Le premier tour portait sur l'élection des conseils municipaux et communaux et des maires. Alors que les élections aux conseils avaient lieu à la proportionnelle, les maires devaient obtenir pour être élus une majorité absolue au premier tour. Là où cette majorité n'a pu être atteinte, c'est-à-dire dans 28 municipalités, 127 communes et 10 arrondissements de Tirana, de nouvelles élections ont été fixées au 15 octobre. En outre, de nouvelles élections au premier tour sont prévues le 1er octobre dans 7 communes dans lesquelles le vote n'a pu avoir lieu ou n'a pu être organisé dans des conditions satisfaisantes.

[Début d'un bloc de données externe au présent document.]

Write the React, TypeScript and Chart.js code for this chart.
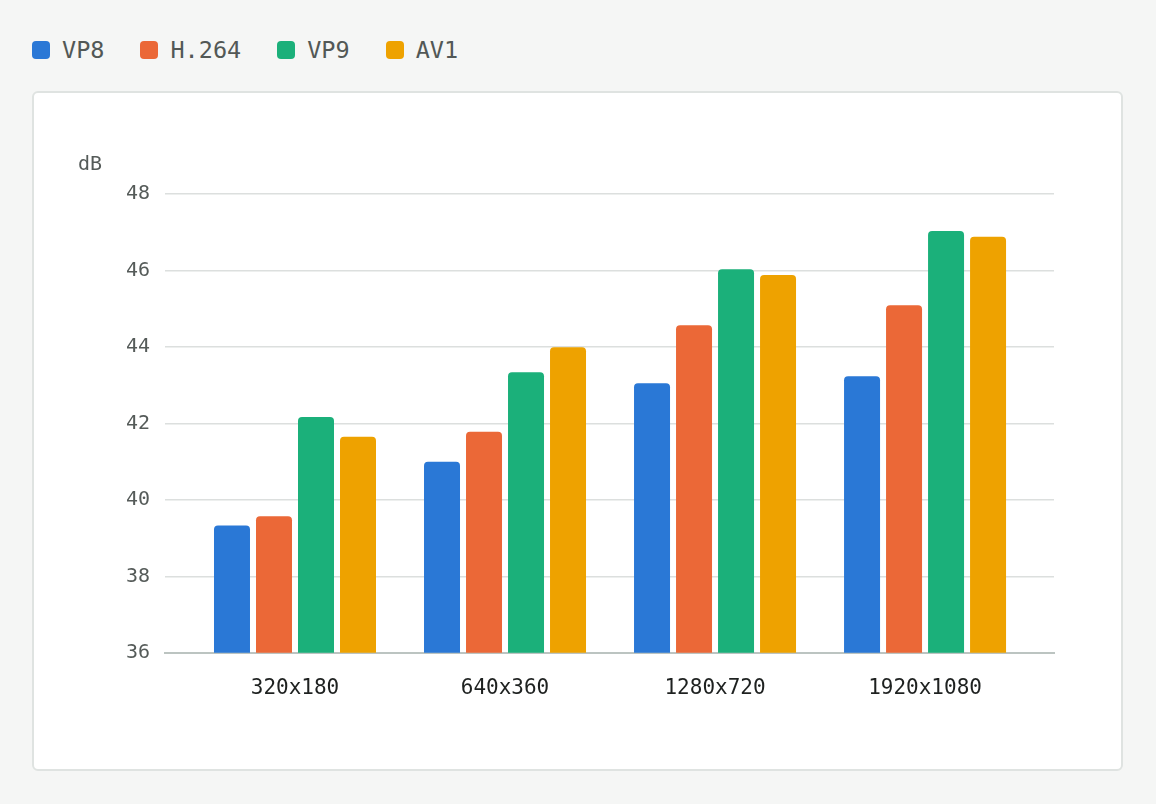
import React, { useEffect, useRef } from 'react';
import { Chart, registerables } from 'chart.js';

Chart.register(...registerables);

const resolutions = ['320x180', '640x360', '1280x720', '1920x1080'];
const codecs = ['VP8', 'H.264', 'VP9', 'AV1'];
const codecColors = ['#2a78d6', '#eb6837', '#1bb07a', '#eea200'];

const vp8 = [39.33, 41.0, 43.05, 43.23];
const h264 = [39.57, 41.78, 44.57, 45.09];
const vp9 = [42.17, 43.34, 46.03, 47.03];
const av1 = [41.65, 43.99, 45.88, 46.88];
const seriesValues = [vp8, h264, vp9, av1];

const yTicks = [36, 38, 40, 42, 44, 46, 48];
const unitLabel = 'dB';

const MONO = '"DejaVu Sans Mono", monospace';

const unitPlugin = {
  id: 'unitLabel',
  afterDraw(chart: Chart) {
    const { ctx, chartArea } = chart;
    ctx.save();
    ctx.font = `20px ${MONO}`;
    ctx.fillStyle = '#555b59';
    ctx.textAlign = 'left';
    ctx.textBaseline = 'middle';
    ctx.fillText(unitLabel, chartArea.left - 87, chartArea.top - 29);
    ctx.restore();
  },
};

const App: React.FC = () => {
  const canvasRef = useRef<HTMLCanvasElement>(null);

  useEffect(() => {
    document.body.style.margin = '0';
    document.body.style.background = '#f5f6f5';
    if (!canvasRef.current) return;

    const chart = new Chart(canvasRef.current, {
      type: 'bar',
      data: {
        datasets: codecs.map((name, i) => ({
          label: name,
          data: seriesValues[i].map((v, j) => ({ x: j, y: v })),
          backgroundColor: codecColors[i],
          borderRadius: { topLeft: 4, topRight: 4, bottomLeft: 0, bottomRight: 0 },
          borderSkipped: false,
          categoryPercentage: 0.8,
          barPercentage: 0.857,
        })),
      },
      options: {
        responsive: true,
        maintainAspectRatio: false,
        animation: false,
        layout: { padding: { left: 44, right: 67, top: 101, bottom: 53 } },
        plugins: {
          legend: { display: false },
          title: { display: false },
          tooltip: { enabled: false },
        },
        scales: {
          x: {
            type: 'linear',
            offset: false,
            min: -0.619,
            max: 3.614,
            afterBuildTicks(scale: any) {
              scale.ticks = resolutions.map((_, j) => ({ value: j }));
            },
            grid: { display: false, offset: false },
            border: { display: true, color: '#bcc4c1', width: 2 },
            ticks: {
              color: '#1e2120',
              font: { family: MONO, size: 21 },
              padding: 15,
              maxRotation: 0,
              autoSkip: false,
              callback: (value: any) => resolutions[Number(value)] ?? '',
            },
          },
          y: {
            min: yTicks[0],
            max: yTicks[yTicks.length - 1],
            afterFit(scale: any) {
              scale.width = 87;
            },
            afterBuildTicks(scale: any) {
              scale.ticks = yTicks.map(v => ({ value: v }));
            },
            grid: { color: '#dcdfde', lineWidth: 1.5, drawTicks: false },
            border: { display: false },
            ticks: {
              color: '#555b59',
              font: { family: MONO, size: 20 },
              padding: 15,
            },
          },
        },
      },
      plugins: [unitPlugin],
    });

    return () => {
      chart.destroy();
    };
  }, []);

  return (
    <div style={{ width: 1156, height: 804, background: '#f5f6f5', padding: '32px 0 0 32px', boxSizing: 'border-box', fontFamily: MONO }}>
      <div style={{ display: 'flex', alignItems: 'center', height: 36 }}>
        {codecs.map((name, i) => (
          <div key={name} style={{ display: 'flex', alignItems: 'center', marginRight: 36 }}>
            <span style={{ width: 18, height: 18, borderRadius: 4, background: codecColors[i], display: 'inline-block', marginRight: 12 }} />
            <span style={{ fontSize: 23.5, color: '#525856', lineHeight: '36px' }}>{name}</span>
          </div>
        ))}
      </div>
      <div
        style={{
          marginTop: 23,
          width: 1091,
          height: 680,
          boxSizing: 'border-box',
          border: '2px solid #dfe3e1',
          borderRadius: 6,
          background: '#ffffff',
        }}
      >
        <div style={{ position: 'relative', width: 1087, height: 676 }}>
          <canvas ref={canvasRef} />
        </div>
      </div>
    </div>
  );
};

export default App;
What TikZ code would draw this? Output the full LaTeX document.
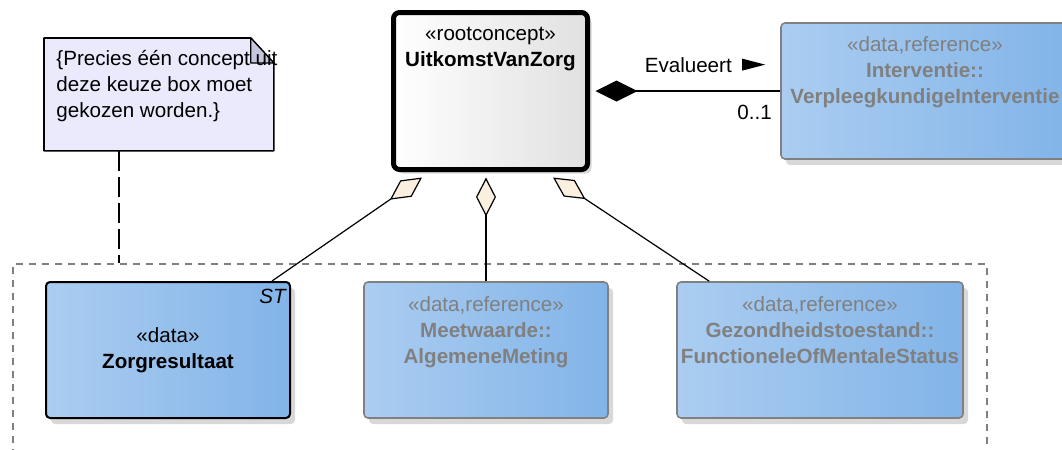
\documentclass[tikz,border=0pt]{standalone}
\usepackage{fontspec}
\setmainfont{Liberation Sans}
\usetikzlibrary{arrows.meta,calc,positioning,shadows}
\definecolor{blueL}{RGB}{171,205,241}
\definecolor{blueR}{RGB}{130,180,232}
\definecolor{refgray}{RGB}{128,128,128}
\definecolor{notefill}{RGB}{234,234,252}
\definecolor{foldfill}{RGB}{196,198,220}
\definecolor{aggrfill}{RGB}{251,240,224}
\definecolor{shadowgray}{RGB}{216,216,216}
\begin{document}
\begin{tikzpicture}[x=0.5pt,y=-0.5pt,line join=round,font=\fontsize{10.3}{13}\selectfont,
	blockbase/.style={rectangle,rounded corners=2pt,inner sep=0pt,left color=blueL,right color=blueR,
		drop shadow={shadow xshift=2.5pt,shadow yshift=-3pt,fill=shadowgray,opacity=1}},
	databox/.style={blockbase,draw=black,line width=1pt},
	refbox/.style={blockbase,draw=refgray,line width=0.8pt},
	reftext/.style={anchor=north,align=center,text=refgray,inner sep=0pt},
	aggr/.style={-{Diamond[length=19.5pt,width=10pt,fill=aggrfill]},line width=0.6pt},
	comp/.style={-{Diamond[length=21pt,width=10.5pt,fill=black]},line width=0.8pt}]
		\useasboundingbox (0,0) rectangle (1062,450);
		\fill[white] (0,0) rectangle (1062,450);
		\clip (0,0) rectangle (1062,450);
		\node[draw=refgray,dash pattern=on 3.5pt off 3pt,line width=0.8pt,minimum width=487pt,minimum height=110pt,inner sep=0pt,anchor=north west] (choice) at (12,263) {};
		\node[minimum width=114.5pt,minimum height=56pt,inner sep=0pt,anchor=north west] (note) at (44,38) {};
		\draw[fill=notefill,line width=0.8pt] (note.north west) -- ($(note.north east)+(-23,0)$) -- ($(note.north east)+(0,25)$) -- (note.south east) -- (note.south west) -- cycle;
		\draw[fill=foldfill,line width=0.6pt] ($(note.north east)+(-23,0)$) -- ($(note.north east)+(-23,25)$) -- ($(note.north east)+(0,25)$) -- cycle;
		\node[anchor=north west,align=left,inner sep=0pt] (notetxt) at ($(note.north west)+(12,12)$) {\{Precies één concept uit\\deze keuze box moet\\gekozen worden.\}};
		\coordinate (notefoot) at ($(note.south west)+(75,0)$);
		\draw[dash pattern=on 10pt off 3pt,line width=0.6pt] (notefoot) -- (notefoot |- choice.north);
		\node[draw=black,line width=2.5pt,rounded corners=3pt,left color=white,right color=black!12,minimum width=97pt,minimum height=78.5pt,inner sep=0pt,drop shadow={shadow xshift=2pt,shadow yshift=-2pt,fill=shadowgray,opacity=1}] (root) at (490.5,91) {};
		\node[anchor=north,align=center,inner sep=0pt] (roottxt) at ($(root.north)+(0,17)$) {«rootconcept»\\\textbf{UitkomstVanZorg}};
		\node[refbox,minimum width=144pt,minimum height=68pt] (interv) at (925,91) {};
		\node[reftext] (intervtxt) at ($(interv.north)+(0,14)$) {«data,reference»\\\textbf{Interventie::}\\\textbf{VerpleegkundigeInterventie}};
		\node[databox,minimum width=122pt,minimum height=68pt,align=center] (zorg) at (168,350) {«data»\\\textbf{Zorgresultaat}};
		\node[anchor=north east,inner sep=0pt,font=\fontsize{10.3}{13}\selectfont\itshape] (zorgst) at ($(zorg.north east)+(-5,8)$) {ST};
		\node[refbox,minimum width=122pt,minimum height=68pt] (meet) at (486,350) {};
		\node[reftext] (meettxt) at ($(meet.north)+(0,15)$) {«data,reference»\\\textbf{Meetwaarde::}\\\textbf{AlgemeneMeting}};
		\node[refbox,minimum width=143pt,minimum height=68pt] (gez) at (820,350) {};
		\node[reftext] (geztxt) at ($(gez.north)+(0,15)$) {«data,reference»\\\textbf{Gezondheidstoestand::}\\\textbf{FunctioneleOfMentaleStatus}};
		\draw[aggr] ($(zorg.north east)+(-19,0)$) -- ($(root.south)+(-68.5,5.5)$);
		\draw[aggr] (meet.north) -- ($(meet.north |- root.south)+(0,5.5)$);
		\draw[aggr] ($(gez.north west)+(33,0)$) -- ($(root.south)+(62.5,5.5)$);
		\draw[comp] (interv.west) -- ($(root.east)+(5.5,0)$);
		\node[anchor=base east,inner sep=0pt] (evallbl) at ($(interv.west)+(-48,-19)$) {Evalueert};
		\fill ($(evallbl.east)+(10,-6)$) -- ++(23,6) -- ++(-23,6) -- cycle;
		\node[anchor=base east,inner sep=0pt] (multlbl) at ($(interv.west)+(-8,28)$) {0..1};
\end{tikzpicture}
\end{document}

54. Les résultats du premier tour pour les sièges de maires ont donné une franche victoire aux candidats du Parti socialiste (PS) dans 140 circonscriptions et aux candidats du Parti démocratique (PD) dans 67 circonscriptions ; le candidat du Parti des droits de l'homme a remporté la victoire dans cinq communes et celui du Mouvement albanais pour la légalité dans une commune.

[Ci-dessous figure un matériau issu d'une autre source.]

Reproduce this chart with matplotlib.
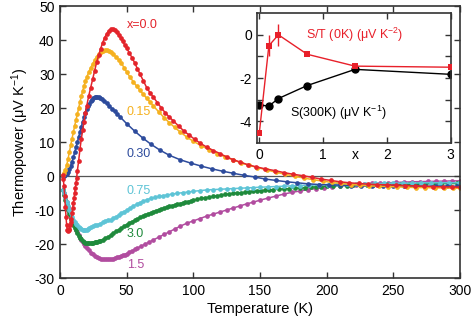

55. La Commission électorale centrale a annoncé les résultats finals du premier tour le 7 octobre sur la base des informations fournies par les Commissions électorales de zone (CEZ) (voir décision n°40 de la CEC en annexe). Toutefois, la décision numéro 40 de la CEC était incomplète car elle n'incluait ni le nombre final des votants inscrits, ni le chiffre total de participation, ni les résultats détaillés du scrutin proportionnel pour les conseils municipaux ou communaux. En outre, à Tirana, la CEC a accepté de la CEZ de la ville des protocoles incomplets qui ne portaient pas les signatures et tampons requis et ne mentionnaient pas le nombre de bulletins de vote invalides. Ceci a donné naissance dans la presse locale à une rumeur non confirmée portant le nombre de bulletins de vote invalides à cent mille dans la seule capitale.

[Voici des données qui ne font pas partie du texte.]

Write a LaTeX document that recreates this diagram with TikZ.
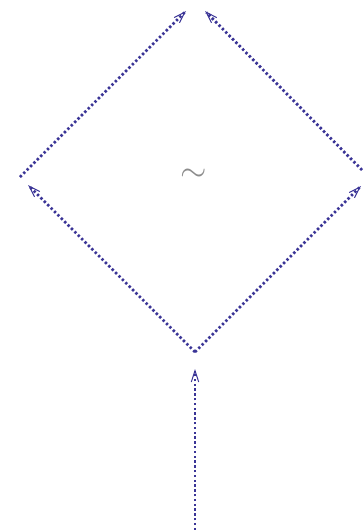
\documentclass[tikz,border=0pt]{standalone}
\usepackage{amsmath}
\usetikzlibrary{arrows.meta, calc}

\definecolor{lineblue}{RGB}{58,52,150}

\begin{document}
\begin{tikzpicture}[
  x=1pt, y=-1pt,
  >={Straight Barb[length=4mm, width=2.6mm, line width=1pt]}
]
\tikzset{
  prop/.style ={->, draw=lineblue, line width=2.8pt,
                dash pattern=on 2.4pt off 2.4pt},
  tildelab/.style ={font=\normalsize, text=black!45, scale=3.4}
}
\useasboundingbox (0,0) rectangle (362,530);

%% ----- end points -----
\coordinate (inS)  at (195,530);
\coordinate (inE)  at (195,369);
\coordinate (bot)  at (195,352);
\coordinate (lftE) at (28,185);
\coordinate (lftS) at (20,177);
\coordinate (rgtE) at (361,186);
\coordinate (rgtS) at (362,170);
\coordinate (topL) at (186,11);
\coordinate (topR) at (205,11);

%% ----- incoming line -----
\draw[prop] (inS) -- (inE);

%% ----- diamond -----
\draw[prop] (bot)  -- (lftE);
\draw[prop] (bot)  -- (rgtE);
\draw[prop] (lftS) -- (topL);
\draw[prop] (rgtS) -- (topR);

%% ----- centre -----
\node[tildelab] (tl) at (194,175) {$\sim$};

\end{tikzpicture}
\end{document}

56. Il est apparu ensuite, cependant, que le nombre de bulletins de vote invalides était bien inférieur à celui qui était indiqué dans la presse. Les chiffres fournis à titre officieux à la délégation du CPLRE par le président de la CEC le 13 octobre indiquaient que pour l'ensemble du pays, au premier tour, le nombre de bulletins de vote invalides était d'environ 90.700, ce qui est encore trop élevé, et se situait entre 8 et 10.000 pour l'ensemble des municipalités de Tirana.

IV.C. Procédure relative aux plaintes électorales

57. Après le premier tour des élections, les partis politiques ont déposé un grand nombre de plaintes auprès des commissions électorales et des tribunaux. Malheureusement, la procédure en matière de plaintes électorales ne leur offrait aucun moyen effectif de réparation légale.

58. Les dispositions du nouveau Code électoral à ce propos sont insuffisantes et la CEC et la Haute Cour n'ont pas réussi à établir des règles détaillées de procédure, comme le prévoyait le Code. Les critères légaux requis pour qu'un nouveau dépouillement soit effectué, par exemple, sont trop stricts et ont été appliqués de manière sélective.

59. Le 7 octobre, la CEC a décidé, sans offrir aucune justification légale, de rejeter l'énorme majorité des plaintes concernant le déroulement des élections. Cette décision de la CEC, en outre, n'a été rendue publique que le 11 octobre, c'est-à-dire à une date où le délai pour le dépôt des appels devant la Haute Cour pouvait être considéré comme dépassé. Pour des raisons difficiles à expliquer, d'autres plaintes ont été transmises par la CEC aux tribunaux locaux. Au niveau local, les CEZ ont classé certaines affaires hâtivement et, dans certains cas, n'ont même pas accusé officiellement réception des plaintes reçues ou ont tout simplement refusé d'enquêter sur certaines anomalies. Les tribunaux d'arrondissement et les cours d'appel ont aussi manifesté, à quelques exceptions près, une réticence à examiner sur le fond les plaintes qui leur ont été adressées.

60. L'insuffisance de la procédure de recours a particulièrement pénalisé le Parti républicain qui s'est plaint auprès de la délégation du Congrès du fait surtout que certains de ses candidats dûment inscrits n'étaient pas apparus sur les bulletins de vote le jour des élections. Malgré ses appels devant diverses instances, le parti n'a pu obtenir réparation légale auprès des commissions ou des tribunaux.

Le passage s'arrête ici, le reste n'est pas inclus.